Because a cap-and-trade market ensures demand, creates scarcity, and assures quality, credits in well-regulated cap-and-trade markets command much higher prices than those in the existing unregulated voluntary market, and the prices for these credits increase over time. So, overall, there is more income available to communities and developers selling credits in these markets than to those selling in the unregulated market. In cases like those explored above, where there may be extra costs involved in producing credits that are considered fair and politically viable to implement—beyond those of compensating individuals for direct losses from ceasing ecosystem use—credit prices should include these costs.
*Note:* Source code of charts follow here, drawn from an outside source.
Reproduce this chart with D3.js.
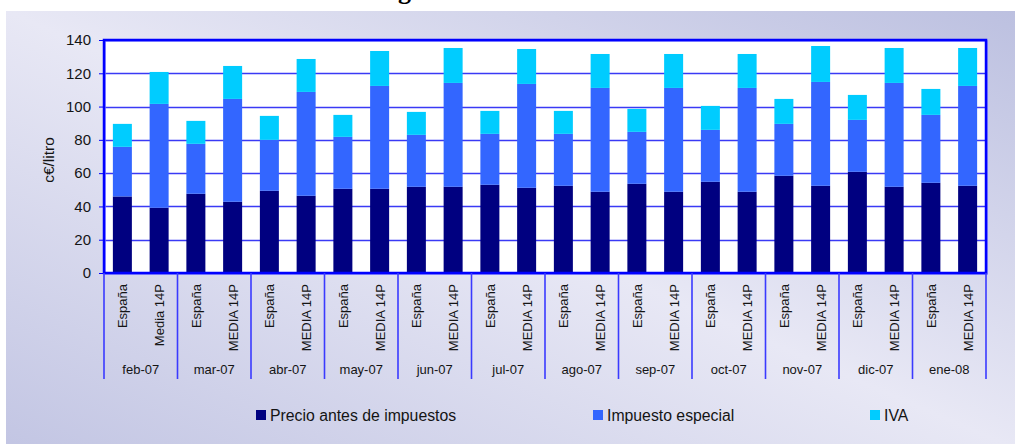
<!DOCTYPE html>
<html>
<head>
<meta charset="utf-8">
<script src="https://cdn.jsdelivr.net/npm/d3@7"></script>
<style>
  body { margin: 0; background: #fff; }
  svg { display: block; font-family: "Liberation Sans", Arial, sans-serif; }
</style>
</head>
<body>
<svg id="chart" width="1015" height="444"></svg>
<script>
const months = ['feb-07','mar-07','abr-07','may-07','jun-07','jul-07','ago-07','sep-07','oct-07','nov-07','dic-07','ene-08'];
const barLabels = ['España','Media 14P','España','MEDIA 14P','España','MEDIA 14P','España','MEDIA 14P',
  'España','MEDIA 14P','España','MEDIA 14P','España','MEDIA 14P','España','MEDIA 14P',
  'España','MEDIA 14P','España','MEDIA 14P','España','MEDIA 14P','España','MEDIA 14P'];
const precio   = [46, 39.2, 47.6, 42.8, 49.4, 46.4, 50.6, 50.6, 51.8, 51.8, 53, 51.2, 52.4, 48.8, 53.6, 48.8, 54.8, 48.8, 58.4, 52.4, 60.8, 51.8, 54.2, 52.4];
const impuesto = [29.8, 62.4, 30, 61.8, 30.6, 62.4, 31.2, 61.8, 31.2, 62.4, 30.6, 62.4, 31.2, 62.4, 31.2, 62.4, 31.2, 62.4, 31.2, 62.4, 31.2, 62.4, 40.8, 60];
const iva      = [13.8, 19.2, 13.8, 19.8, 14.4, 19.8, 13.2, 21, 13.8, 21, 13.8, 21, 13.8, 20.4, 13.8, 20.4, 14.4, 20.4, 15, 21.6, 15, 21, 15.6, 22.8];
const seriesNames = ['Precio antes de impuestos','Impuesto especial','IVA'];
const colors = ['#000080','#3366ff','#00ccff'];
const yTicks = [0, 20, 40, 60, 80, 100, 120, 140];

const svg = d3.select('svg#chart');
const plot = {left: 104, right: 986, top: 40, bottom: 273};
const ink = '#141414';

// panel background
const defs = svg.append('defs');
const grad = defs.append('linearGradient').attr('id','bg')
  .attr('x1',1).attr('y1',0).attr('x2',0).attr('y2',1);
grad.append('stop').attr('offset',0).attr('stop-color','#bcc0e0');
grad.append('stop').attr('offset',0.5).attr('stop-color','#e8e8f5');
grad.append('stop').attr('offset',1).attr('stop-color','#c2c5e3');
svg.append('rect').attr('x',6).attr('y',11).attr('width',1015).attr('height',440).attr('fill','url(#bg)');

// title, cut by the top edge
svg.append('text').attr('x',398).attr('y',-1).attr('font-family','"Liberation Serif", serif')
  .attr('font-weight','bold').attr('font-size',26).attr('fill','#000').text('g');

const rows = barLabels.map((l, i) => ({i: i, precio: precio[i], impuesto: impuesto[i], iva: iva[i]}));
const stack = d3.stack().keys(['precio','impuesto','iva'])(rows);

const x = d3.scaleBand().domain(d3.range(barLabels.length))
  .range([plot.left, plot.right]).paddingInner(0.483).paddingOuter(0.2415);
const xGroup = d3.scaleBand().domain(months).range([plot.left, plot.right]);
const y = d3.scaleLinear().domain([0, 140]).range([plot.bottom, plot.top]);

svg.append('rect').attr('x',plot.left).attr('y',plot.top)
  .attr('width',plot.right - plot.left).attr('height',plot.bottom - plot.top).attr('fill','#fff');

// grid
svg.append('g').selectAll('line').data(yTicks.slice(1, -1)).enter().append('line')
  .attr('x1',plot.left).attr('x2',plot.right)
  .attr('y1',d => Math.round(y(d)) + 0.5).attr('y2',d => Math.round(y(d)) + 0.5)
  .attr('stroke','#3a3af5').attr('stroke-width',1.3);

// bars
svg.append('g').selectAll('g').data(stack).enter().append('g')
    .attr('fill',(d, k) => colors[k])
  .selectAll('rect').data(d => d).enter().append('rect')
    .attr('x',d => x(d.data.i))
    .attr('width',x.bandwidth())
    .attr('y',d => y(d[1]))
    .attr('height',d => y(d[0]) - y(d[1]));

// frame
svg.append('rect').attr('x',plot.left + 1).attr('y',plot.top + 1)
  .attr('width',plot.right - plot.left).attr('height',plot.bottom - plot.top)
  .attr('fill','none').attr('stroke','#8080ff').attr('stroke-width',1.5);
svg.append('rect').attr('x',plot.left).attr('y',plot.top)
  .attr('width',plot.right - plot.left).attr('height',plot.bottom - plot.top)
  .attr('fill','none').attr('stroke','#0000ff').attr('stroke-width',2.5);

// y axis
const yAxis = svg.append('g').attr('transform',`translate(${plot.left},0)`)
  .call(d3.axisLeft(y).tickValues(yTicks).tickSize(5).tickPadding(8));
yAxis.select('.domain').remove();
yAxis.selectAll('line').attr('stroke','#0000ff');
yAxis.selectAll('text').attr('font-size',15).attr('fill',ink).attr('font-family','"Liberation Sans", Arial, sans-serif');

svg.append('text').attr('transform','translate(54,160) rotate(-90)')
  .attr('text-anchor','middle').attr('font-size',15.5).attr('fill',ink).text('c€/litro');

// category axis
svg.append('g').selectAll('line').data(d3.range(months.length + 1)).enter().append('line')
  .attr('x1',k => plot.left + k * xGroup.step()).attr('x2',k => plot.left + k * xGroup.step())
  .attr('y1',plot.bottom).attr('y2',379)
  .attr('stroke','#3a3aff').attr('stroke-width',1.6);

svg.append('g').selectAll('text').data(barLabels).enter().append('text')
  .attr('transform',(d, i) => `translate(${x(i) + x.bandwidth() / 2 + 5},284) rotate(-90)`)
  .attr('text-anchor','end').attr('font-size',13).attr('fill',ink).text(d => d);

svg.append('g').selectAll('text').data(months).enter().append('text')
  .attr('x',d => xGroup(d) + xGroup.bandwidth() / 2).attr('y',374)
  .attr('text-anchor','middle').attr('font-size',13).attr('fill',ink).text(d => d);

// legend
const legendX = [256, 593, 870];
const legend = svg.append('g').selectAll('g').data(seriesNames).enter().append('g')
  .attr('transform',(d, k) => `translate(${legendX[k]},410)`);
legend.append('rect').attr('width',10).attr('height',10).attr('fill',(d, k) => colors[k]);
legend.append('text').attr('x',14).attr('y',10.5).attr('font-size',15.8).attr('fill',ink).text(d => d);
</script>
</body>
</html>
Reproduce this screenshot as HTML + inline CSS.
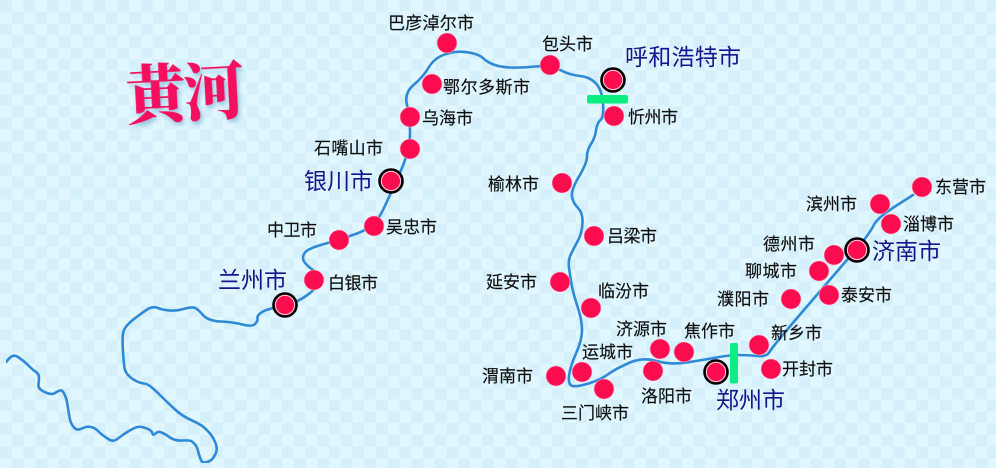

The case the letter writers cite, where developers may choose to implement carbon-abatement schemes in ways that either bring more or less benefit to local communities, then becomes one example of a more generalized justice issue: how income from credits is split between developer and community, and how the community and developer decide on the final price that allows for conservation to happen and for credits to be sold. A commercially minded developer may want to share less of the credit-sale income and sell faster, for a lower price. And it is likely that a developer is both better informed and better funded than the community it is negotiating with, so it holds the upper hand.
This suggests, then, a final condition for constructing just international voluntary carbon markets. I have previously set out how cap-and-trade markets need to have mutually agreed-upon rules that ensure quality of credits in terms of guaranteed carbon reductions. The letter writers’ emphasis on the importance of paying attention to the social co-benefits of developing credits is justified; it should be possible to trade credits knowing that they were developed in a way that was ethical and economically just, and with a fair division of returns between community and developer. So voluntary carbon credit compliance markets should also have ethical rules and standards that developers are required to follow in order to participate in the market.